Example Alerting Queries

The following PromQL queries correspond to the KPIs above. Adjust thresholds and time windows to match your service’s expected traffic patterns. The job label filters to your service’s specific metrics (set by your Prometheus scrape configuration or ServiceMonitor).

Message processing failure rate

Alert when the failure rate exceeds a threshold over a given window:

(
  rate(consumer_msg_process_failures_total{job="my-service"}[5m])
  /
  rate(consumer_msgs_processed_total{job="my-service"}[5m])
) > 0.05

Consumer error rate

Alert on a sustained increase in consumer client errors:

rate(consumer_consumer_errors_total{job="my-service"}[5m]) > 0

Kafka error rate

Alert on Kafka error events:

rate(consumer_kafka_error_events_total{job="my-service"}[5m]) > 0

Consumer lag

Alert when the consumer falls behind the topic by more than a threshold number of messages. This uses the consumer_lag statistic from librdkafka:

consumer_stats_consumer_lag{job="my-service"} > 1000

Connector health

Alert when the Debezium connector is not in a running state:

kafka_connect_connector_status{connector="my-debezium-connector"} != 1

Troubleshooting

Consumer lag is increasing

The consumer is falling behind event production. Check consumer error rates and processing times. Common causes include slow downstream services (e.g., SpiceDB latency), resource constraints on the consumer pod, or network issues between the consumer and the Kafka broker.

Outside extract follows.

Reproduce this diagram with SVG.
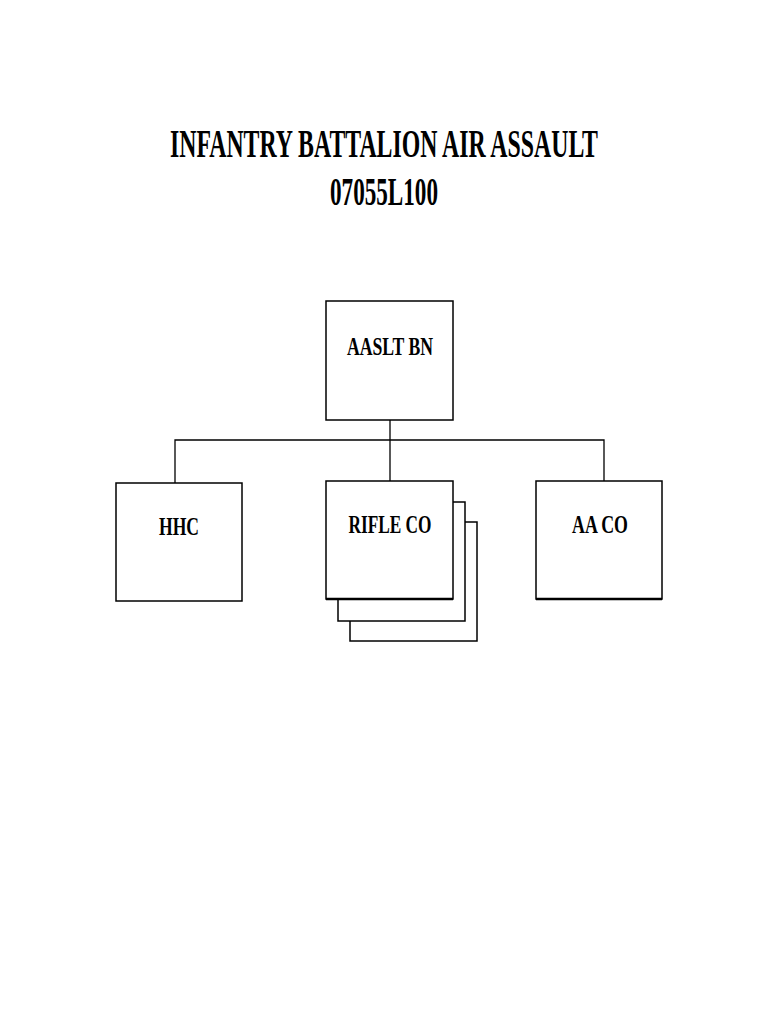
<svg xmlns="http://www.w3.org/2000/svg" width="768" height="1024" viewBox="0 0 768 1024">
<style>
text{font-family:"Liberation Serif","Times New Roman",serif;font-weight:bold;fill:#000;text-anchor:middle}
.t{font-size:39px}
.l{font-size:26px}
rect{fill:#fff;stroke:#000;stroke-width:1.5}
.c{fill:none;stroke:#000;stroke-width:1.3}
</style>
<rect x="0" y="0" width="768" height="1024" style="stroke:none"/>
<text class="t" x="384" y="157" textLength="428" lengthAdjust="spacingAndGlyphs">INFANTRY BATTALION AIR ASSAULT</text>
<text class="t" x="384" y="205" textLength="108" lengthAdjust="spacingAndGlyphs">07055L100</text>
<g id="connectors">
<path class="c" d="M390 420V481M175 483V440H604V481"/>
</g>
<g id="aaslt-bn"><rect x="326" y="301" width="127" height="119"/><text class="l" x="390" y="355" textLength="86" lengthAdjust="spacingAndGlyphs">AASLT BN</text></g>
<g id="hhc"><rect x="116" y="483" width="126" height="118"/><text class="l" x="179" y="535" textLength="40" lengthAdjust="spacingAndGlyphs">HHC</text></g>
<g id="rifle-co">
<rect x="350" y="522" width="127" height="119"/>
<rect x="338" y="502" width="127" height="119"/>
<rect x="326" y="481" width="127" height="118"/>
<path d="M326 599H453" stroke="#000" stroke-width="2.5"/>
<text class="l" x="390" y="533" textLength="83" lengthAdjust="spacingAndGlyphs">RIFLE CO</text></g>
<g id="aa-co"><rect x="536" y="481" width="126" height="118"/><path d="M536 599H662" stroke="#000" stroke-width="2.5"/><text class="l" x="600" y="533" textLength="56" lengthAdjust="spacingAndGlyphs">AA CO</text></g>
</svg>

Connector status is unhealthy

The Debezium connector has failed or paused. Check connector task status and logs for errors. Common causes include database connectivity issues, replication slot problems, or schema changes that the connector cannot handle. See Database changes with a Debezium source connector for connector recovery guidance.

Outbox events emitted with no consumer processing

Events are being written to the WAL but are not being consumed. This usually means either the Debezium connector is not capturing logical decoding messages (check connector health first) or the consumer is not running. Verify that the connector is active and that the consumer pods are healthy.